Part of a data file

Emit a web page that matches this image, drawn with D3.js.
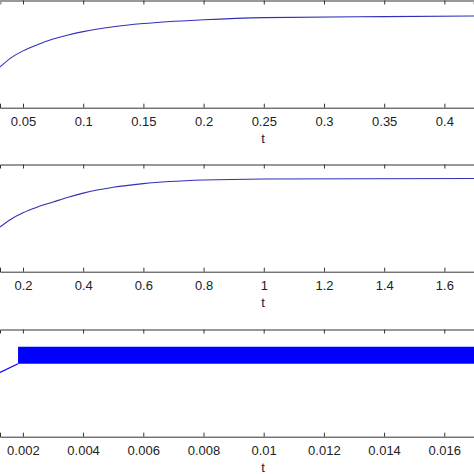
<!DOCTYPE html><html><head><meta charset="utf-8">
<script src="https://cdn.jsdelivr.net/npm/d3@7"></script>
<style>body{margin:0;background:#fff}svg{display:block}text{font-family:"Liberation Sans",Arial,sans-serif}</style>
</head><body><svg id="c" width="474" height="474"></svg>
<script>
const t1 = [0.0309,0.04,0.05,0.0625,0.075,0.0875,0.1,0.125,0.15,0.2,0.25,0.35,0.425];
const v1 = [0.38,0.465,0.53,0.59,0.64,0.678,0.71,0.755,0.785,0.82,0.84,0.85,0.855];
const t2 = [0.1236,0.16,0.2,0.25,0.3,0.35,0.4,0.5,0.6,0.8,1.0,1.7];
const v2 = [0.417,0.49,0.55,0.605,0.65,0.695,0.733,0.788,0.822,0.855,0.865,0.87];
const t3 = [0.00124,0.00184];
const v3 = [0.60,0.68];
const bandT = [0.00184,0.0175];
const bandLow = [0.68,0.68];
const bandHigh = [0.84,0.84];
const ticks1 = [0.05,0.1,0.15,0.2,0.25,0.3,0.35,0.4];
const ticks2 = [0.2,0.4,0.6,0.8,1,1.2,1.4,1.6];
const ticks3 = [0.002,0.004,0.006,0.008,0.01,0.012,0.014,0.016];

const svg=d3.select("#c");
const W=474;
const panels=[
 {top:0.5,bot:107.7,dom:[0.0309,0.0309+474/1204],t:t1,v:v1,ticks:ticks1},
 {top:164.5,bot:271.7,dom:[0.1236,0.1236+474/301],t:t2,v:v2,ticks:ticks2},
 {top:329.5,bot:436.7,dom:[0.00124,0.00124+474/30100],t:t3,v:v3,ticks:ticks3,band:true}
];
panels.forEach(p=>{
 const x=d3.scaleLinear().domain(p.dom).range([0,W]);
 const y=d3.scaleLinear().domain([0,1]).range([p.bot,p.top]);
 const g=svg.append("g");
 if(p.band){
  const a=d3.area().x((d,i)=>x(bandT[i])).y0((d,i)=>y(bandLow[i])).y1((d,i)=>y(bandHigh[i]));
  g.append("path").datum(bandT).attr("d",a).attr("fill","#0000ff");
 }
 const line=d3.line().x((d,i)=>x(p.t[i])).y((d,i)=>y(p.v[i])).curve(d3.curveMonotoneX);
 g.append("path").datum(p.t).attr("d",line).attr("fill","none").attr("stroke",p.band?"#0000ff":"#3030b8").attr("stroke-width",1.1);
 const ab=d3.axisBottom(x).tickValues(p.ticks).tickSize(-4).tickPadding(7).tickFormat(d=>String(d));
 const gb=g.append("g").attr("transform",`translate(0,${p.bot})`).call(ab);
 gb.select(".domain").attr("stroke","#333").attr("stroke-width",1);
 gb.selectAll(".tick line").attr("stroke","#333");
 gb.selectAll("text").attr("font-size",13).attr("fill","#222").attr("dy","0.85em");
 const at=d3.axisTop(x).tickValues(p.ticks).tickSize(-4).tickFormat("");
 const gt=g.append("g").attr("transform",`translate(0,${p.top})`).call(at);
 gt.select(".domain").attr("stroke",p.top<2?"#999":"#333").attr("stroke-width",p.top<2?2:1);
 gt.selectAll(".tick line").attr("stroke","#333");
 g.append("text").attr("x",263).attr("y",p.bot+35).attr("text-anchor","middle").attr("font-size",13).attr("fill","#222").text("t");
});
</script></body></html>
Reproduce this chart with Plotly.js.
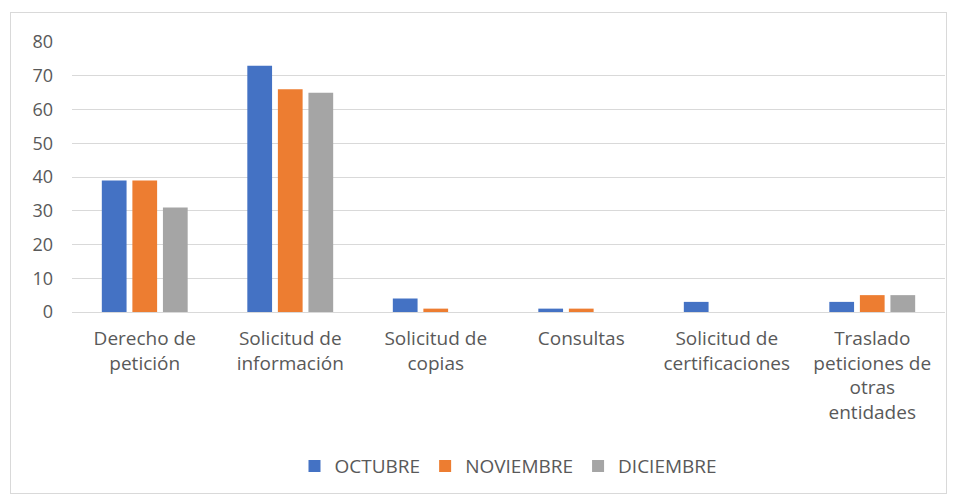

## YOUR GOAL
Keep the pictures out of the copy and write out the data exactly as it stands.

## EXERCISE SOLUTION
Emit a web page that matches this image, drawn with D3.js.
<!DOCTYPE html><html><head><meta charset="utf-8">
<script src="https://cdn.jsdelivr.net/npm/d3@7"></script>
<style>body{margin:0;background:#fff}svg{display:block}text{font-family:"Liberation Sans",Arial,sans-serif}</style>
</head><body><svg id="c" width="474" height="474"></svg>
<script>
const t1 = [0.0309,0.04,0.05,0.0625,0.075,0.0875,0.1,0.125,0.15,0.2,0.25,0.35,0.425];
const v1 = [0.38,0.465,0.53,0.59,0.64,0.678,0.71,0.755,0.785,0.82,0.84,0.85,0.855];
const t2 = [0.1236,0.16,0.2,0.25,0.3,0.35,0.4,0.5,0.6,0.8,1.0,1.7];
const v2 = [0.417,0.49,0.55,0.605,0.65,0.695,0.733,0.788,0.822,0.855,0.865,0.87];
const t3 = [0.00124,0.00184];
const v3 = [0.60,0.68];
const bandT = [0.00184,0.0175];
const bandLow = [0.68,0.68];
const bandHigh = [0.84,0.84];
const ticks1 = [0.05,0.1,0.15,0.2,0.25,0.3,0.35,0.4];
const ticks2 = [0.2,0.4,0.6,0.8,1,1.2,1.4,1.6];
const ticks3 = [0.002,0.004,0.006,0.008,0.01,0.012,0.014,0.016];

const svg=d3.select("#c");
const W=474;
const panels=[
 {top:0.5,bot:107.7,dom:[0.0309,0.0309+474/1204],t:t1,v:v1,ticks:ticks1},
 {top:164.5,bot:271.7,dom:[0.1236,0.1236+474/301],t:t2,v:v2,ticks:ticks2},
 {top:329.5,bot:436.7,dom:[0.00124,0.00124+474/30100],t:t3,v:v3,ticks:ticks3,band:true}
];
panels.forEach(p=>{
 const x=d3.scaleLinear().domain(p.dom).range([0,W]);
 const y=d3.scaleLinear().domain([0,1]).range([p.bot,p.top]);
 const g=svg.append("g");
 if(p.band){
  const a=d3.area().x((d,i)=>x(bandT[i])).y0((d,i)=>y(bandLow[i])).y1((d,i)=>y(bandHigh[i]));
  g.append("path").datum(bandT).attr("d",a).attr("fill","#0000ff");
 }
 const line=d3.line().x((d,i)=>x(p.t[i])).y((d,i)=>y(p.v[i])).curve(d3.curveMonotoneX);
 g.append("path").datum(p.t).attr("d",line).attr("fill","none").attr("stroke",p.band?"#0000ff":"#3030b8").attr("stroke-width",1.1);
 const ab=d3.axisBottom(x).tickValues(p.ticks).tickSize(-4).tickPadding(7).tickFormat(d=>String(d));
 const gb=g.append("g").attr("transform",`translate(0,${p.bot})`).call(ab);
 gb.select(".domain").attr("stroke","#333").attr("stroke-width",1);
 gb.selectAll(".tick line").attr("stroke","#333");
 gb.selectAll("text").attr("font-size",13).attr("fill","#222").attr("dy","0.85em");
 const at=d3.axisTop(x).tickValues(p.ticks).tickSize(-4).tickFormat("");
 const gt=g.append("g").attr("transform",`translate(0,${p.top})`).call(at);
 gt.select(".domain").attr("stroke",p.top<2?"#999":"#333").attr("stroke-width",p.top<2?2:1);
 gt.selectAll(".tick line").attr("stroke","#333");
 g.append("text").attr("x",263).attr("y",p.bot+35).attr("text-anchor","middle").attr("font-size",13).attr("fill","#222").text("t");
});
</script></body></html>
Reproduce this chart with Plotly.js.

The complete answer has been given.